The foregoing description of the Restated Notes and the Restated Security Agreements does not purport to be complete and is subject to, and is qualified in its entirety by reference to, the form of Restated Note and form of Restated Security Agreement filed hereto as Exhibits 99.1 and 99.2, respectively, and incorporated herein by reference.
Item 2.03 | Creation of a Direct Financial Obligation or an Obligation under an Off-Balance Sheet Arrangement of a Registrant. |
The information set forth in Item 1.01 of this Current Report is incorporated by reference into this Item 2.03.
Item 7.01 | Regulation FD Disclosure. |
On January 4, 2023, the Company issued a press release announcing, among other things, the issuance of the C5 Note. A copy of that press release is attached hereto as Exhibit 99.3 and is incorporated herein by reference.
The information provided in this Item 7.01 of this Current Report on Form 8-K, including Exhibit 99.3 attached hereto, is being furnished and shall not be deemed “filed” for purposes of Section 18 of the Securities Exchange Act of 1934, as amended (the “Exchange Act”), or otherwise subject to the liabilities of that section, nor shall it be deemed incorporated by reference in any filing under the Securities Act of 1933, as amended, or the Exchange Act, except as expressly set forth by specific reference in such filing.
On December 28, 2022, the Company and C5 entered into an agreement pursuant to which they have agreed to a mutual exclusivity period through January 31, 2023 to seek to negotiate definitive agreements with respect to a potential offer by C5 to acquire all of the outstanding common stock of the Company not presently owned by C5 and certain of its affiliates (the “Proposed Transaction”). Commencement of the exclusivity period was subject to C5 providing the $2.0 million of bridge financing described in Item 1.01 above. Continuation of the exclusivity period after January 9, 2023 is subject to C5 entering into additional Restated Notes providing $3.5 million of additional bridge financing by January 9, 2023. The January 31, 2023 expiration date is subject to an automatic extension of an additional seven days if C5 provides additional bridge financing sufficient to fund the Company’s operations for such seven-day period (up to a maximum additional amount of $3.5 million).

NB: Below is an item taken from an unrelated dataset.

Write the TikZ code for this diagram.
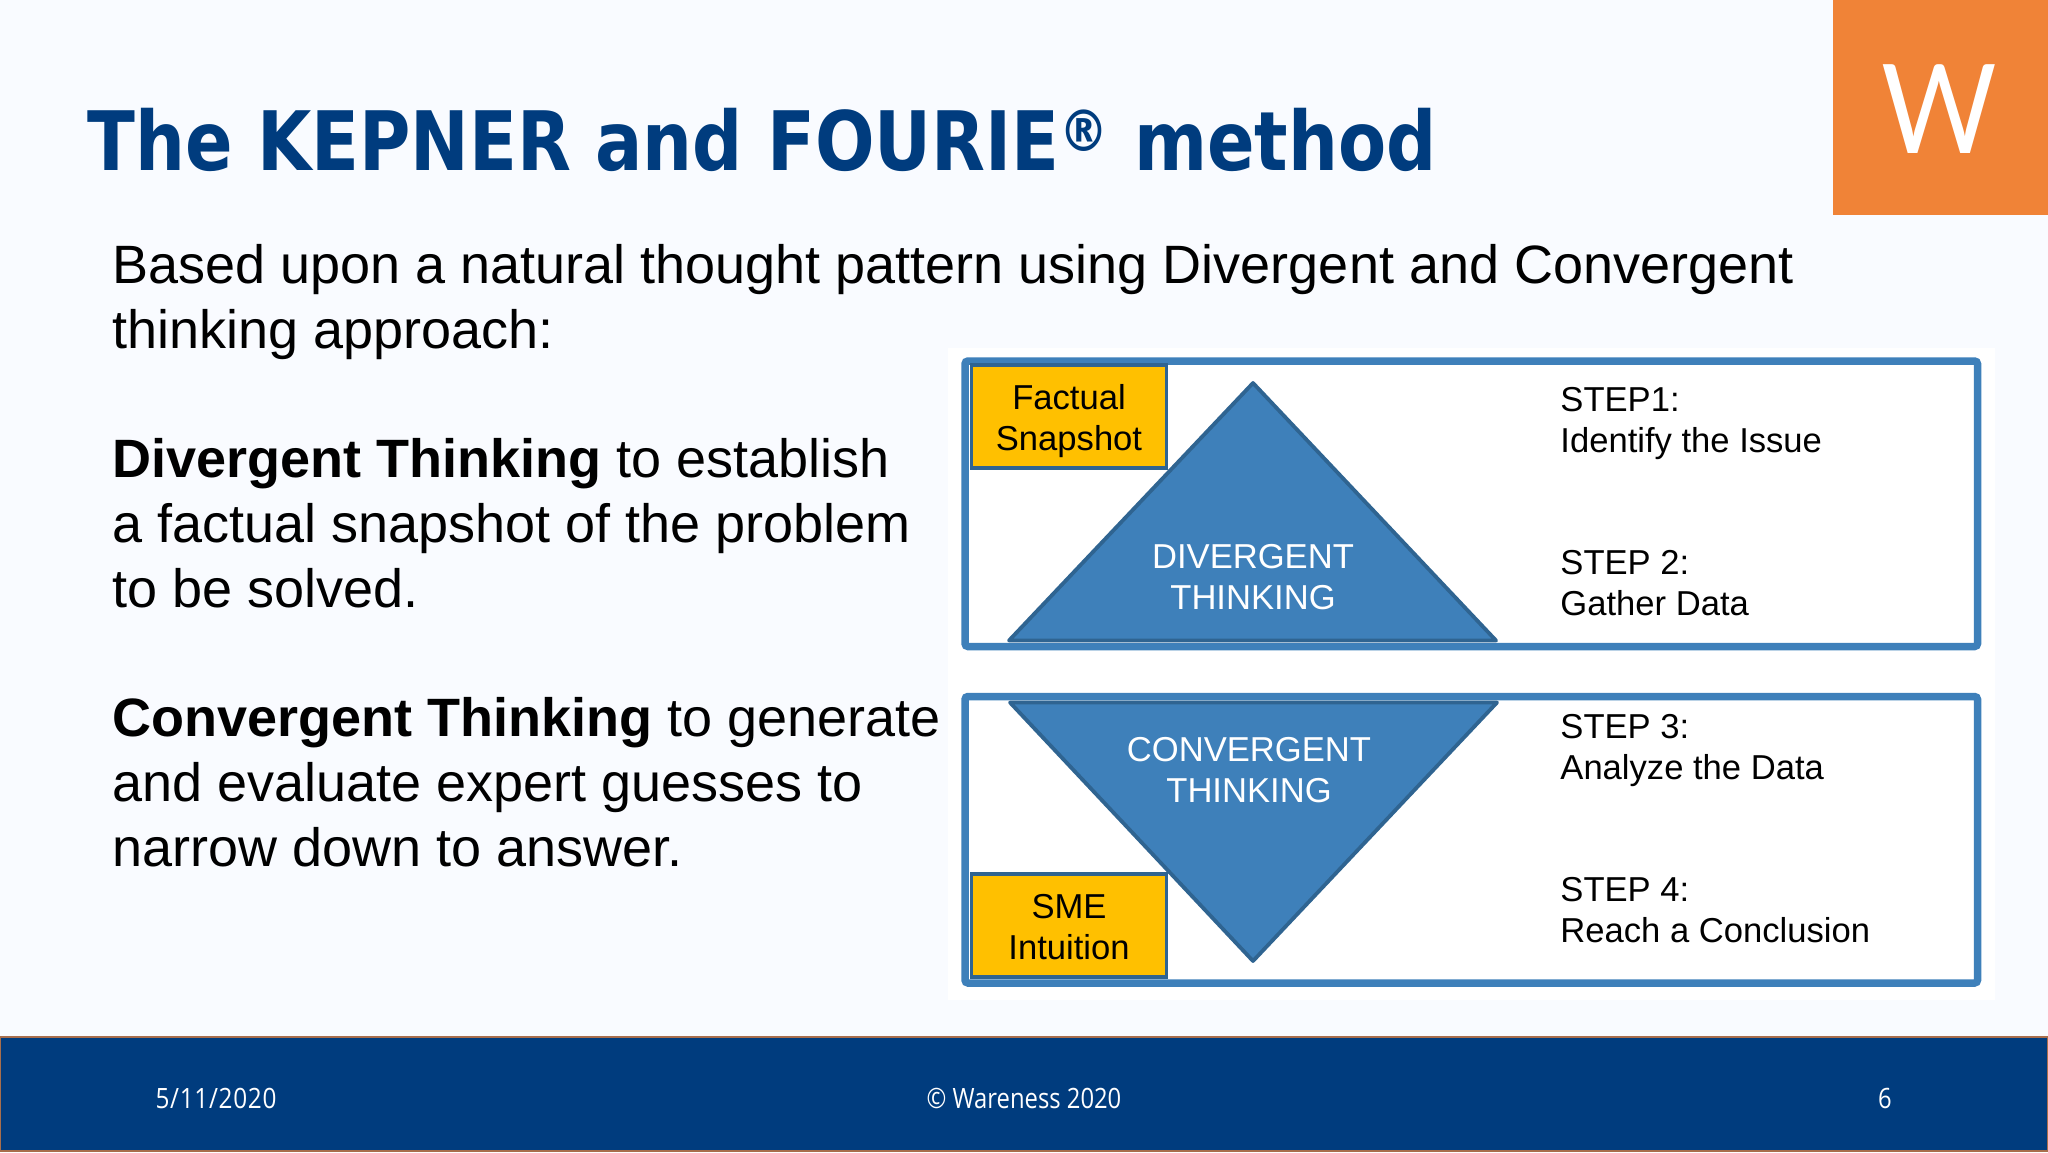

The Company plans to use the proceeds of the Restated Notes to fund its ongoing operations. However, management anticipates that, in the absence of additional sources of liquidity (which may include additional Restated Notes to be issued to C5 as described in the preceding paragraph), the Company’s existing cash and cash equivalents and anticipated cash flows from operations will not be sufficient to meet the Company’s operating and liquidity needs through the end of January 2023.
In the event the Company does not issue any additional Restated Notes to C5 and determines that additional sources of liquidity will not be available to it or will not allow it to meet its obligations as they become due, the Company may need to file a voluntary petition for relief under the United States Bankruptcy Code in order to implement a plan of reorganization, court-supervised sale and/or liquidation. Furthermore, in the event the Company is unable to pursue bankruptcy protection under Chapter 11 of the United States Bankruptcy Code, it may be necessary to pursue bankruptcy protection under Chapter 7 of the United States Bankruptcy Code, in which case a Chapter 7 trustee would be appointed or elected to liquidate the Company’s assets for distribution in accordance with the priorities established by the United States Bankruptcy Code. The Company expects that liquidation under Chapter 7 would result in significantly smaller distributions being made to stakeholders than those it might obtain under Chapter 11 primarily because of the likelihood that the Company’s assets would have to be sold or otherwise disposed of by a Chapter 7 trustee in a distressed fashion over a short period of time rather than sold by existing management as a going concern business. In the event that the Company pursues bankruptcy protection under Chapter 7, the Company’s material business activities will cease, and the Company will no longer have the capability to prepare financial statements and other disclosures required for periodic reports for filing with the Securities and Exchange Commission. The Company expects that no distributions would be available for stockholders in a Chapter 7 liquidation.